Most residential listing agreements run about three months, though the term varies by market and is negotiable. If you’re uncertain about committing to a specific broker, negotiating a shorter initial term with an option to extend gives you a built-in exit that doesn’t require anyone’s permission.
For most sellers, the exclusive right to sell agreement is the better choice, and it’s the better choice for an uncomfortable reason: you get what you pay for. Brokers who know they’ll be compensated regardless invest more money, more time, and more creative energy into marketing your property. That typically translates into a faster sale at a higher price, which more than offsets the commission.
Exclusive agency makes sense in a narrow set of circumstances.
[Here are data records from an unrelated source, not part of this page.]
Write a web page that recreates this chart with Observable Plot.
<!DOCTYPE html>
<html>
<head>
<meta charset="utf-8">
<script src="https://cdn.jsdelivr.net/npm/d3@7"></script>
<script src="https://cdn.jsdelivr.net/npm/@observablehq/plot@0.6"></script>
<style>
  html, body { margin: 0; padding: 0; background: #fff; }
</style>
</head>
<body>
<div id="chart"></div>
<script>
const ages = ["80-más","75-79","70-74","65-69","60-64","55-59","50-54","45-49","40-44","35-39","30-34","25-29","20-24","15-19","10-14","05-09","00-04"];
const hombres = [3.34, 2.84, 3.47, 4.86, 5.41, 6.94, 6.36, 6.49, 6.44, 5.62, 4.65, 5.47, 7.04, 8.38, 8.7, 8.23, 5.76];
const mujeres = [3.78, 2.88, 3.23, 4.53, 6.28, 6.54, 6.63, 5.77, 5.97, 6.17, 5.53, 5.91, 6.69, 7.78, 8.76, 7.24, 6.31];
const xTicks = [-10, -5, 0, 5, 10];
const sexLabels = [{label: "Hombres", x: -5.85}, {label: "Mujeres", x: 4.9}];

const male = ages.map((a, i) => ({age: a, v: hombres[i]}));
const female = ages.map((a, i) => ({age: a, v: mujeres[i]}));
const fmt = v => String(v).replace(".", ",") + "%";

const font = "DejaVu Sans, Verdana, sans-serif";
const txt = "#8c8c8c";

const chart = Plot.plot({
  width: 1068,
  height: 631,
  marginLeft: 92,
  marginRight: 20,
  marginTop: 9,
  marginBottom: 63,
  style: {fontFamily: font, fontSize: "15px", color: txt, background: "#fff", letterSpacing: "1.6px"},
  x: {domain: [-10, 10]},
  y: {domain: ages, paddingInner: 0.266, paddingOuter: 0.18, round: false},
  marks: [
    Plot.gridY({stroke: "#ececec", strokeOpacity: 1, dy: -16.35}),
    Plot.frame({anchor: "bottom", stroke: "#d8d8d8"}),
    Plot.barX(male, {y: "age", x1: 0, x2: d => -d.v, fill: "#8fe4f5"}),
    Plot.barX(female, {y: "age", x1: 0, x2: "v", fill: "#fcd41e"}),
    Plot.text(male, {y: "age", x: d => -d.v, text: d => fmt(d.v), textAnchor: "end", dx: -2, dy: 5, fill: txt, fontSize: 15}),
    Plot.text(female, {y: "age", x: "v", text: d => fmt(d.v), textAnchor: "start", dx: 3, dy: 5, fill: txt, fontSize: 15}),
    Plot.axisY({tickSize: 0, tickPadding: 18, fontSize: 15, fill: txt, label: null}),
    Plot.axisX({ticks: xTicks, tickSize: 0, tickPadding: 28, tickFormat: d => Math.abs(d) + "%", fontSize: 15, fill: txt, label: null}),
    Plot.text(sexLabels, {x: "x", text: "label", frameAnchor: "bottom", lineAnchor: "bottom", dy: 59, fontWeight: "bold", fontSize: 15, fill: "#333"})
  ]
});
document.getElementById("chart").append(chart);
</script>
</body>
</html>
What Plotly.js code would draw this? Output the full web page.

If you already have a specific buyer who’s genuinely interested and you want professional help managing the rest of the process, or if you’re selling in a market where you have deep personal connections and genuinely believe you can find a buyer on your own, the commission savings can be significant. Just go in with realistic expectations about the level of broker investment you’ll receive.
Whichever agreement you choose, three things are always negotiable: the commission rate, the contract duration, and the length of the protection clause. The post-settlement landscape has made commission transparency a requirement, not a courtesy. Use that to your advantage by asking direct questions about exactly what you’re paying and exactly what marketing services you’ll receive in return.